The OP seems to be asking whether the unpredictable things in quantum mechanics might be of the same nature: That our inability to predict them stems solely from our lack of ability to make sufficiently precise measurements. The answer to that is no: That would be an example of what’s called “local hidden variables”, and Bell found a set of mathematical relationships that any such theory must obey, no matter how complicated the hidden variables are. The thing is, quantum mechanics, both as predicted by theory and confirmed by experiment, does not follow those mathematical relationships.
You can still salvage hidden variable theories, if you allow the variables to be non-local: That is to say, the particles which have these hidden variables can communicate instantaneously across any distance. But in this case, you want the variables to be truly, inherently impossible to measure, not just very difficult, or you run into a mess of other quandaries.
More precisely, quantum effects can act as a seed for chaos. So, for instance, there’s some threshhold beyond which it’s absolutely completely impossible to predict the weather, since even if it’s hypothetically theoretically possible to watch the wingflaps of all the butterflies, it’s not possible to measure all the subatomic particles to enough precision.
But you still need an inherently chaotic system for this to matter, and whether the system is inherently chaotic doesn’t depend on quantum mechanics.
I would say no, there are two very different things in the two cases…

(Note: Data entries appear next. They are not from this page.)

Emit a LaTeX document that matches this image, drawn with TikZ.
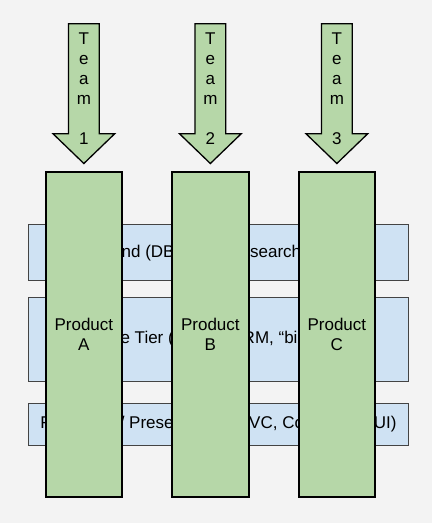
\documentclass[tikz,border=0pt]{standalone}
\usepackage{fontspec}
\setmainfont{Liberation Sans}
\usetikzlibrary{positioning, calc}

\definecolor{bggray}{HTML}{F3F3F3}
\definecolor{prodgreen}{HTML}{B6D7A8}
\definecolor{tierblue}{HTML}{CFE2F3}
\definecolor{tierline}{HTML}{434343}

\begin{document}
\begin{tikzpicture}[
    x=1bp, y=-1bp,
    node distance=48.2bp,
    % Node styles
    tier/.style={rectangle, draw=tierline, line width=1bp, fill=tierblue,
                 minimum width=379.4bp, inner sep=0pt,
                 font=\fontsize{17bp}{20bp}\selectfont},
    product/.style={rectangle, draw=black, line width=2bp, fill=prodgreen,
                    minimum width=76.3bp, minimum height=324.7bp, inner sep=0pt,
                    align=center, font=\fontsize{17bp}{20bp}\selectfont},
    % Team arrows
    teamarrow/.style={draw=black, line width=1.3bp, fill=prodgreen, line join=miter},
    teamlabel/.style={anchor=north, align=center, inner sep=0pt,
                      font=\fontsize{17bp}{20bp}\selectfont}
]

% --- Background / bounding box ---
\fill[bggray] (0,0) rectangle (432,523);

% --- Tiers (drawn first, the products cover them) ---
\node[tier, minimum height=56bp] (backend) at (218.5,252.8)
    {Backend (DB, storage, search engine)};
\node[tier, minimum height=84.4bp] (middle) at (218.5,339.6)
    {Middle Tier (Model, ORM, “biz logic”)};
\node[tier, minimum height=42bp] (frontend) at (218.5,424.2)
    {Front End / Presentation (MVC, Controllers, UI)};

% --- Products ---
\node[product] (prodA) at (83.85,334.35) {Product\\A};
\node[product] (prodB) [right=of prodA] {Product\\B};
\node[product] (prodC) [right=of prodB] {Product\\C};

% --- Teams pointing down at their product ---
\foreach \pname/\tnum in {prodA/1, prodB/2, prodC/3} {
    \coordinate (tip\tnum) at ($(\pname.north)+(0,-7.5)$);
    \draw[teamarrow] (tip\tnum) -- ++(-30.8,-29.7) -- ++(15.4,0) -- ++(0,-110)
        -- ++(30.8,0) -- ++(0,110) -- ++(15.4,0) -- cycle;
    \node[teamlabel] (team\tnum) at ($(tip\tnum)+(0,-130.6)$)
        {T\\e\\a\\m\\[20bp]\tnum};
}

\end{tikzpicture}
\end{document}
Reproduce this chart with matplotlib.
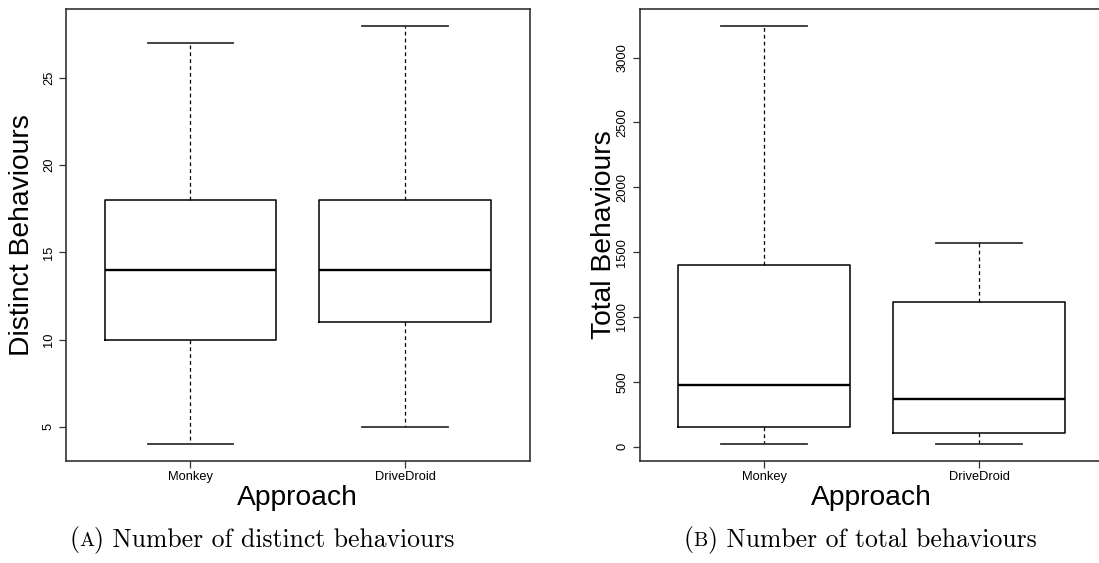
import matplotlib
matplotlib.use("Agg")
import matplotlib.pyplot as plt
from matplotlib.offsetbox import TextArea, HPacker, AnnotationBbox

# ---- data ----
categories = ["Monkey", "DriveDroid"]

# Panel A: distinct behaviours (whisker low, Q1, median, Q3, whisker high)
distinct_low = [4, 5]
distinct_q1 = [10, 11]
distinct_med = [14, 14]
distinct_q3 = [18, 18]
distinct_high = [27, 28]
distinct_yticks = [5, 10, 15, 20, 25]

# Panel B: total behaviours
total_low = [23, 18]
total_q1 = [152, 103]
total_med = [473, 370]
total_q3 = [1400, 1117]
total_high = [3246, 1570]
total_yticks = [0, 500, 1000, 1500, 2000, 2500, 3000]

caption_letters = ["A", "B"]
caption_texts = ["Number of distinct behaviours", "Number of total behaviours"]
ylabels = ["Distinct Behaviours", "Total Behaviours"]
xlabel = "Approach"

W, H = 1099, 563
fig = plt.figure(figsize=(W / 100, H / 100), dpi=100)
sans = ["Liberation Sans", "DejaVu Sans"]
serif = ["cmr10", "DejaVu Serif"]


def stats(lo, q1, med, q3, hi):
    return [dict(label=c, whislo=a, q1=b, med=m, q3=d, whishi=e, fliers=[])
            for c, a, b, m, d, e in zip(categories, lo, q1, med, q3, hi)]


def caption_box(letter, text, cx_px, bottom_px):
    big = dict(family=serif, fontsize=18.5, color="black")
    small = dict(family=serif, fontsize=14.5, color="black")
    parts = [TextArea("(", textprops=big),
             TextArea(letter, textprops=small),
             TextArea(") " + text, textprops=big)]
    pack = HPacker(children=parts, align="baseline", pad=0, sep=0)
    ab = AnnotationBbox(pack, (cx_px / W, 1 - bottom_px / H), xycoords="figure fraction",
                        box_alignment=(0.5, 0.0), frameon=False, pad=0)
    fig.add_artist(ab)


def make_panel(left_px, right_px, st, yticks, ylabel, letter, captext, ylab_x, cap_x):
    ax = fig.add_axes([left_px / W, 1 - 461 / H, (right_px - left_px) / W, 452 / H])
    ax.bxp(st, positions=[1, 2], widths=0.8, showfliers=False,
           boxprops=dict(color="black", linewidth=1.1),
           medianprops=dict(color="black", linewidth=1.7),
           whiskerprops=dict(color="black", linewidth=0.9, linestyle=(0, (3, 2.5))),
           capprops=dict(color="#333333", linewidth=1.3),
           capwidths=0.4)
    lo = min(s["whislo"] for s in st)
    hi = max(s["whishi"] for s in st)
    r = hi - lo
    ax.set_ylim(lo - 0.04 * r, hi + 0.04 * r)
    ax.set_xlim(0.42, 2.58)
    ax.set_yticks(yticks)
    ax.set_yticklabels([str(t) for t in yticks], rotation=90, va="center",
                       family=sans, fontsize=9.3)
    ax.set_xticks([1, 2])
    ax.set_xticklabels(categories, family=sans, fontsize=9.3)
    ax.tick_params(axis="both", length=5, width=0.9, color="#333333", pad=2.5)
    ax.tick_params(axis="y", pad=3)
    for sp in ax.spines.values():
        sp.set_color("#333333")
        sp.set_linewidth(1.2)
    cx = (left_px + right_px) / 2 / W
    fig.text(cx, 1 - 505 / H, xlabel,
             ha="center", va="baseline", family=sans, fontsize=20.3)
    fig.text(ylab_x / W, 1 - 235 / H, ylabel, rotation=90, ha="center", va="center",
             family=sans, fontsize=20.3)
    caption_box(letter, captext, cap_x, 553)
    return ax


make_panel(66, 529.5,
           stats(distinct_low, distinct_q1, distinct_med, distinct_q3, distinct_high),
           distinct_yticks, ylabels[0], caption_letters[0], caption_texts[0], 22, 262)
make_panel(639.5, 1103.7,
           stats(total_low, total_q1, total_med, total_q3, total_high),
           total_yticks, ylabels[1], caption_letters[1], caption_texts[1], 604, 860)

fig.savefig("out.png", dpi=100)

Quantum uncertainty is an intrinsic property of the universe. Its not a failing in our ability to measure something or our our ability to solve equations, irregardless of how good our measurments or our maths skills get we will NEVER be able to accurately measure both the position and velocity of an electron.
“Chaos” on the other hand IS just a math problem. We cannot, with our current understanding of math predict the behaviour of a complex system far into the future, this is not some fundamental barrier as our maths get better we are able to predict further into the future (of course the exponential nature of these problems means our maths has to get MUCH better to predict a little further into the future).
Prediction of a chaotic system is an issue of measurement, not math. We can predict a system’s behavior as far ahead as you want, as long as we have sufficiently precise measurements of the initial conditions and we don’t lose precision due to computer arithmetic. Our limitations come from the fact that we can’t do either of those things, not from our lack of mathematical understanding.